Each of these metrics can be used to track user growth, identify areas where users are struggling, and make changes to improve the user experience. By tracking customer engagement, SaaS companies can ensure that they are providing a valuable product that meets the needs of their users.
This KPI measures the time taken by the customer support team to respond to customer inquiries or tickets. A shorter response time is critical for ensuring customer satisfaction and resolving issues promptly.
In every part of the marketing or sales process, speed is important.
An article about how speed can drastically improve the sales cycle, states that speed and efficiency are vitally important because they will set you apart from the competition.
Tracking this SaaS KPI can be incredibly beneficial at helping your marketing team monitor customer engagement based on response times and pinpoint areas of improvement.
Average Revenue per User, or ARPU, calculates the average revenue generated from each individual customer. It helps identify high-value customers and highlights opportunities for upselling and cross-selling.
One way to analyze your SaaS marketing efforts is by using ARPU as marketing KPIs.
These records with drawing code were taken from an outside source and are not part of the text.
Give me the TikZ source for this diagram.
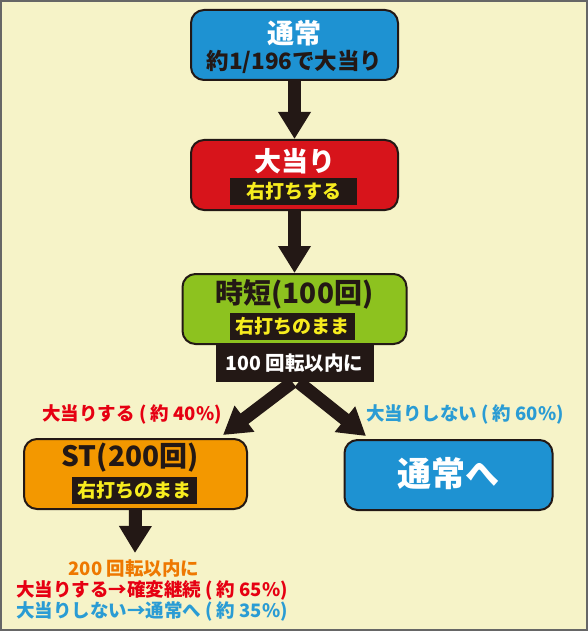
\documentclass[tikz,border=0pt]{standalone}
\usepackage{fontspec}
\setmainfont{Noto Sans CJK JP}
\usetikzlibrary{arrows.meta}
\definecolor{bgcream}{HTML}{F6F3C8}
\definecolor{inkdark}{HTML}{231815}
\definecolor{boxblue}{HTML}{1E92D2}
\definecolor{boxred}{HTML}{D7141B}
\definecolor{boxgreen}{HTML}{8DC21F}
\definecolor{boxorange}{HTML}{F39800}
\definecolor{tagyellow}{HTML}{F7EC1E}
\definecolor{txtred}{HTML}{E60012}
\definecolor{txtblue}{HTML}{2A9CD4}
\definecolor{txtorange}{HTML}{EE7800}

\begin{document}
\begin{tikzpicture}[x=1pt,y=-1pt,
  font=\bfseries,
  box/.style={draw=inkdark, line width=2pt, rounded corners=13pt, minimum height=70pt, inner sep=0pt},
  title/.style={inner sep=0pt, font=\bfseries\fontsize{28}{28}\selectfont},
  tag/.style={fill=inkdark, text=tagyellow, inner sep=0pt, minimum height=27pt, font=\bfseries\fontsize{19}{19}\selectfont},
  note/.style={inner sep=0pt, font=\bfseries\fontsize{18.5}{18.5}\selectfont},
  bigarrow/.style={draw=inkdark, line width=13pt, -{Triangle[width=31pt,length=27pt]}}]
\useasboundingbox (0,0) rectangle (588,631);
\fill[bgcream] (0,0) rectangle (588,631);
\draw[gray!80!black, line width=2pt] (1,1) rectangle (587,630);
% boxes
\node[box, fill=boxblue, minimum width=207pt] (tuujou) at (294.5,45) {};
\node[title, text=white, font=\bfseries\fontsize{27}{27}\selectfont] (tuujouT) at (294.5,33) {通常};
\node[title, text=inkdark, font=\bfseries\fontsize{22.5}{22.5}\selectfont] (kakuritsu) at (294.5,62) {約1/196で大当り};
\node[box, fill=boxred, minimum width=207pt] (atari) at (294.5,175) {};
\node[title, text=white, font=\bfseries\fontsize{27}{27}\selectfont] (atariT) at (294.5,161) {大当り};
\node[tag, minimum width=127pt] (atariTag) at (293.5,191.5) {右打ちする};
\node[box, fill=boxgreen, minimum width=224pt] (jitan) at (294.5,309) {};
\node[title, text=inkdark] (jitanT) at (294.5,294) {時短(100回)};
\node[tag, minimum width=125pt] (jitanTag) at (292.5,326) {右打ちのまま};
\node[box, fill=boxorange, minimum width=223pt] (st) at (135.5,474) {};
\node[title, text=inkdark] (stT) at (130,458) {ST(200回)};
\node[tag, minimum width=125pt] (stTag) at (134.5,490.5) {右打ちのまま};
\node[box, fill=boxblue, minimum width=208pt] (modori) at (448.5,475) {};
\node[title, text=white, font=\bfseries\fontsize{34}{34}\selectfont] (modoriT) at (448.5,474) {通常へ};
% arrows
\coordinate (hitL) at (223,435);
\coordinate (hitR) at (366,436);
\coordinate (stEnd) at (135,553);
\node[fill=inkdark, text=white, inner sep=0pt, minimum width=158pt, minimum height=38pt, font=\bfseries\fontsize{19.5}{19.5}\selectfont] (jouken) at (294.5,363) {100 回転以内に};
\draw[bigarrow] (tuujou.south) -- (atari.north);
\draw[bigarrow] (atari.south) -- (jitan.north);
\draw[bigarrow] ([xshift=-2pt]jouken.south) -- (hitL);
\draw[bigarrow] ([xshift=4pt]jouken.south) -- (hitR);
\draw[bigarrow] (st.south) -- (stEnd);
% texts
\node[note, text=txtred] (hitLabel) at (132,414) {大当りする ( 約 40\%)};
\node[note, text=txtblue] (missLabel) at (465,414) {大当りしない ( 約 60\%)};
\node[note, text=txtorange] (stNote1) at (134,568) {200 回転以内に};
\node[note, text=txtred] (stNote2) at (152,590) {大当りする→確変継続 ( 約 65\%)};
\node[note, text=txtblue] (stNote3) at (152,611) {大当りしない→通常へ ( 約 35\%)};
\end{tikzpicture}
\end{document}
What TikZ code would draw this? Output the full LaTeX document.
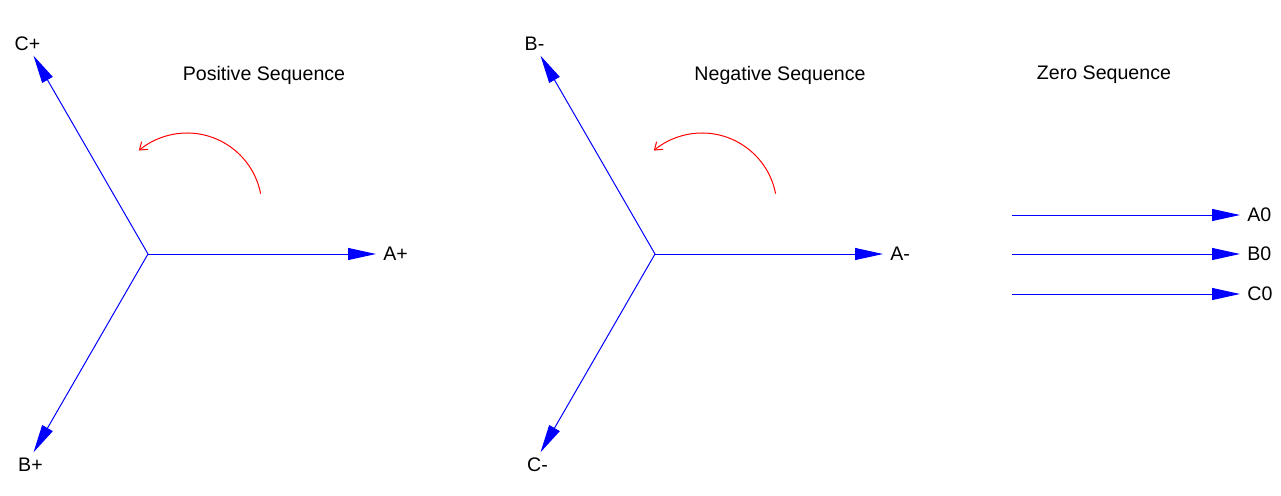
\documentclass[tikz,border=0pt]{standalone}
\usepackage{fontspec}
\setmainfont{Liberation Sans}
\usetikzlibrary{arrows.meta}
\tikzstyle{phasor}=[blue, line width=0.5pt, -{Triangle[length=14pt,width=6pt]}]
\tikzstyle{rotation}=[red, line width=0.5pt, -{Straight Barb[length=3.5pt,width=5pt]}]
\tikzstyle{lbl}=[inner sep=0pt, font=\fontsize{9.8}{11}\selectfont]

\begin{document}
\begin{tikzpicture}[x=0.5pt, y=0.5pt]
        \useasboundingbox (0,0) rectangle (1281,495);
        % star diagrams: origin x, arc centre x, title x, title, right / upper / lower phase
        \foreach \ox/\ax/\tx/\title/\pa/\pup/\pdown [count=\i] in {148/187/264/Positive Sequence/A+/C+/B+, 655/702/780/Negative Sequence/A-/B-/C-} {
             \coordinate (o\i) at (\ox,241);
             \path (o\i) ++(0:228) coordinate (a\i);
             \path (o\i) ++(120:229) coordinate (u\i);
             \path (o\i) ++(240:229) coordinate (d\i);
             \node[lbl, anchor=west] (la\i) at ([xshift=3.5pt]a\i) {\pa};
             \node[lbl] (lu\i) at ([shift={(-6,12)}]u\i) {\pup};
             \node[lbl] (ld\i) at ([shift={(-3,-12)}]d\i) {\pdown};
             \node[lbl] (t\i) at (\tx,420) {\title};
             \draw[phasor] (o\i) -- (a\i);
             \draw[phasor] (o\i) -- (u\i);
             \draw[phasor] (o\i) -- (d\i);
             \draw[rotation] (\ax,287) ++(11:75) arc[start angle=11, end angle=130, radius=75];
        }
        % zero sequence
        \node[lbl] (t3) at (1104,420) {Zero Sequence};
        \foreach \y/\p in {280/A0, 241/B0, 201/C0} {
             \coordinate (z\p) at (1012,\y); \coordinate (e\p) at (1240,\y);
             \node[lbl, anchor=west] (l\p) at ([xshift=3.5pt]e\p) {\p};
             \draw[phasor] (z\p) -- (e\p);
        }
    \end{tikzpicture}
\end{document}
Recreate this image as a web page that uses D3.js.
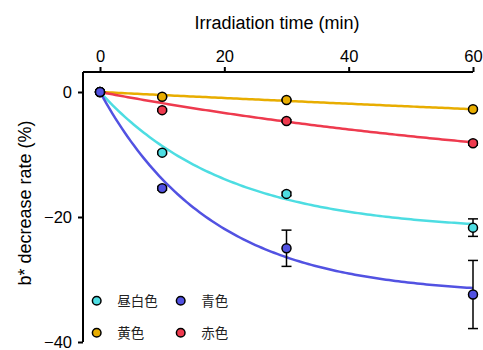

ARPU is one of the most critical metrics in determining revenue from SaaS subscription businesses. And if you offer subscription based pricing, it also considers how many free software users have upgraded their accounts to a paid version.
This SaaS marketing metric helps your software business analyze its future growth and model their revenue-making capacity. To calculate ARPU, all you need to do is divide your total revenue by the average users in a period.
For use as a SaaS marketing KPI, the ARPU of your software business should constantly be increasing. This is indicative that your sales and marketing value propositions are getting better, that you are targeting the right audience for your SaaS, and that your services are living up to your customers’ needs.
When you understand the trends in customer revenue, you can easily identify which marketing tactics are working best for you so that you can focus on those and adjust your strategy accordingly. By keeping track of ARPU, your SaaS business will be able to create a long-term plan that helps you remain competitive while also generating higher profits.
Net Promoter Score (NPS) is a metric that gauges customer satisfaction and loyalty. It asks customers to rate how likely they are to recommend the SaaS product to others. A high NPS indicates a strong and satisfied customer base.
The last of these SaaS KPIs is important because it drives customer loyalty and provides insight into how your customers view their experiences with your product. The higher the NPS score, the more satisfied your customers are. As you can imagine, having a loyal customer base is extremely beneficial as they will be more likely to continue using and recommend your service/product.
Taking this data into consideration will help you significantly save money for your marketing budget and hone in on what’s working to boost customer satisfaction.
Monitoring and optimizing these SaaS KPIs for software marketers provides valuable insights into the company’s performance, customer satisfaction, and growth potential. They enable data-driven decision-making to drive success in the competitive SaaS market.
Overall, your marketing team needs to keep these KPIs in mind when planning your business’s digital marketing strategy. If you go into your initiatives blind without any KPIs, you won’t be able to expand upon your customer base effectively. You also won’t generate as many qualified leads and you’ll lose relevant visibility of your business. When you take this useful data into account, you’ll notice a decrease in customer churn rate and an increase in new customers.